Park Yu-rim in “Drive My Car”

And then there’s Misaki (Tôko Miura), the phlegmatic young woman hired to ferry Yūsuke around in his prized cherry-red Saab. He doesn’t need a driver, he protests; the festival administrators insist, and as the two motor around this city of ghosts, listening to a tape cassette of “Uncle Vanya” read by Yūsuke’s dead wife, they slowly exchange their pasts and then their secrets – things they could have done but didn’t; things they did do but shouldn’t have.

Very much like Chekhov, “Drive My Car” isn’t “about” anything so much as it’s about the continuing tragicomedy of our passage through the world, whether striding across a stage or driving from one end of Japan to the other. The stories we tell each other – which are rarely the whole story – and the Babel of tongues with which we tell them.

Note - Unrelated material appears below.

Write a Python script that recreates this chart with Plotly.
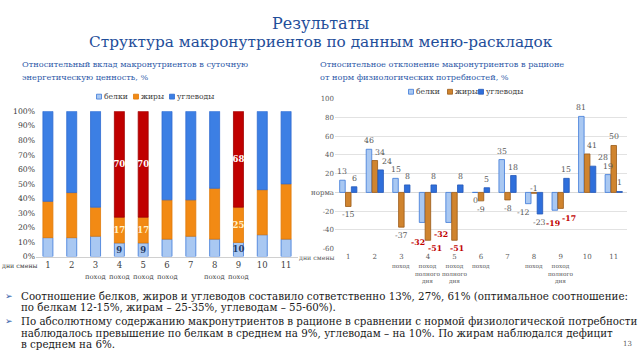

The lingering smoke left by acts of passion, or violence, or fear, and what we do when the smoke clears. The satisfaction of traveling in a car accompanied by someone with whom you can be silent. And especially the way theater gives us words to say what we can’t in life and situations that reflect and refract our own. (It’s no coincidence that we catch a glimpse of “Waiting for Godot” in addition to “Uncle Vanya.”) The pieces Hamaguchi assembles don’t seem to add up, and yet when it’s over you may feel that the whole is much, much larger than the sum of the parts, in ways beyond the power to articulate. If that isn’t what the cinema is for – to show the mystery rather than tell us about it – I don’t know what is.